When to Elect to Capitalize Carrying Charges Under Section 266
Strategic tax planning using Section 266: Determine when capitalizing carrying charges maximizes long-term basis and future tax advantage.
Strategic tax planning using Section 266: Determine when capitalizing carrying charges maximizes long-term basis and future tax advantage.
Internal Revenue Code Section 266 offers taxpayers an elective exception to the general rule that carrying charges must be deducted in the year they are paid or accrued. This provision allows certain otherwise deductible expenses to be treated instead as capital expenditures. This choice significantly impacts a property’s cost basis and a taxpayer’s immediate taxable income. Navigating this option requires understanding the qualifying property, eligible expenses, and the procedural mechanics for initiation.

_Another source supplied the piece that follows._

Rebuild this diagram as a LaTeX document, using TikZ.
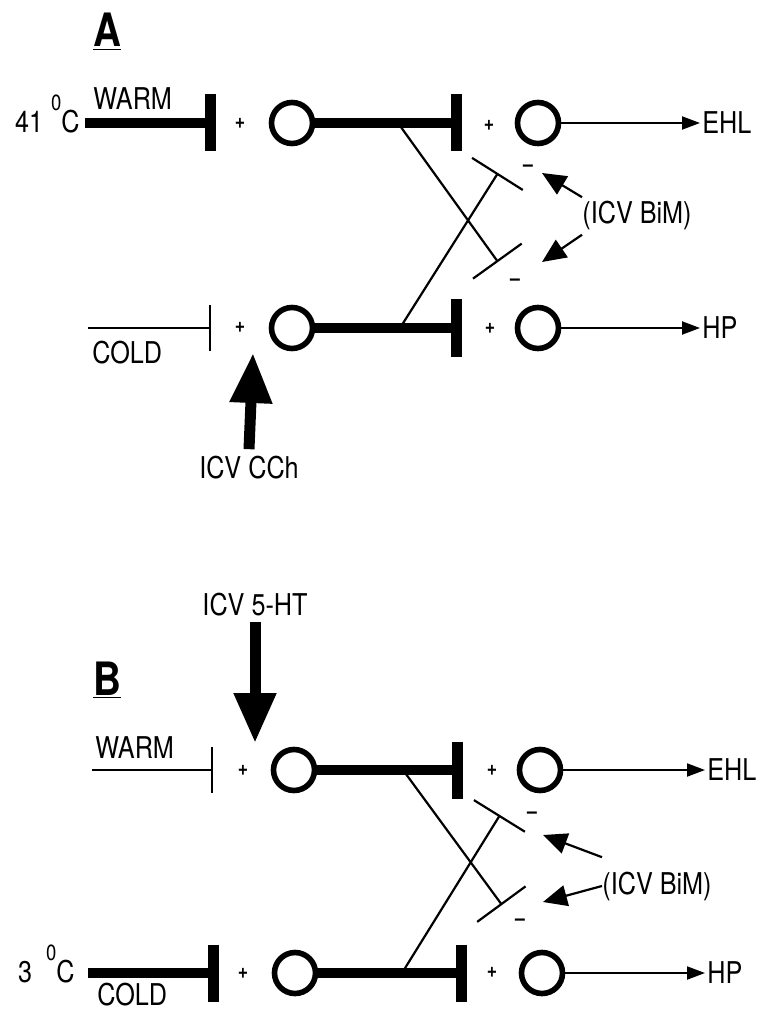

Carrying charges, such as property taxes and interest expense, are typically classified as ordinary expenses that reduce taxable income in the current year. Section 266 provides a voluntary deviation, allowing the taxpayer to forgo this immediate deduction.
The core function of this election is to treat the expense as a cost of acquiring or improving the asset. These capitalized costs are then added directly to the adjusted basis of the property. This increases the property’s basis, delaying the tax benefit until a later period.
This deferral mechanism is a strategic choice to shift the timing of the deduction. The benefit is realized when the property is sold, reducing the taxable capital gain, or over the property’s useful life via cost recovery.
The election under Section 266 applies to three distinct categories of property, and the specific eligible carrying charges vary for each. The expenditure must be one that is “otherwise expressly deductible” under the Code to be eligible for capitalization. If a deduction is already disallowed, such as for a fine or penalty, the cost cannot be capitalized.
This category involves land that is not actively generating rental or business income. The election is available for annual property taxes, interest on a mortgage, maintenance expenses, and certain insurance premiums. The election for this type of property is unique because it is made on an annual basis.
This category covers real property that is being developed or has improvements under construction. The election remains in effect until the development or construction work is fully completed. Eligible expenses are broader and include interest on a loan, excluding theoretical interest from a taxpayer’s own funds.
Specific taxes that can be capitalized include payroll taxes for employees engaged in the construction project. Taxes imposed on the purchase, storage, or consumption of materials used in construction also qualify. Other necessary expenditures, such as utility costs and specific maintenance fees incurred during the build-out, may also be capitalized up to the date of completion.
This final category applies to personal property, such as machinery or fixed assets, that is being transported or installed. Capitalizable costs include payroll taxes for employees involved in transportation or installation. Interest on a loan used to purchase, transport, or install the property also qualifies. The election is effective until the later of the date the property is installed or the date it is first put into use.
The Section 266 election is initiated by attaching a specific statement to the taxpayer’s original federal income tax return. This statement must be filed for the year the taxpayer wishes to exercise the option. The election must be made by the due date of the return, including any valid extensions.
The attached statement must clearly identify the property to which the election applies. It must also list the specific, otherwise deductible items the taxpayer chooses to treat as a capital expenditure. If there are multiple items of the same type for a single project, the election must be exercised for all of them.
The duration of the election depends on the property type. For unimproved real property, the election is annual and may be revoked in a subsequent year by choosing to deduct the carrying charges. For development or installation projects, the election is binding until the project is completed or the property is placed in service. Taxpayers who fail to make the election on a timely-filed return may seek relief through a Private Letter Ruling request.
The decision to capitalize carrying charges is strategic, hinging on the taxpayer’s current and projected marginal tax rates. Immediate deduction is preferable when the taxpayer is in a high-income year and requires the maximum reduction in current taxable income. Capitalization becomes advantageous when the current deduction would be partially or completely wasted.
This waste occurs when the taxpayer is operating at a net loss or has low income. Capitalizing expenses avoids creating or increasing a Net Operating Loss (NOL) that might be limited or expire. Furthermore, capitalization circumvents the limitation on State and Local Tax (SALT) deductions.
Capitalizing property taxes adds them to the basis, ensuring the full amount ultimately reduces taxable gain. This election is also beneficial for taxpayers subject to the Alternative Minimum Tax (AMT), where property taxes are not deductible. By capitalizing, the taxpayer converts a disallowed deduction into a basis adjustment, guaranteeing a future tax benefit.
The primary long-term benefit arises when the taxpayer anticipates being in a significantly higher tax bracket later. Deferring the tax reduction to a year when the benefit is realized at a higher rate, such as a 35% ordinary rate instead of a 22% current rate, creates substantial tax savings. This must be weighed against the cost of deferral, which is the time value of money lost by not taking the deduction immediately.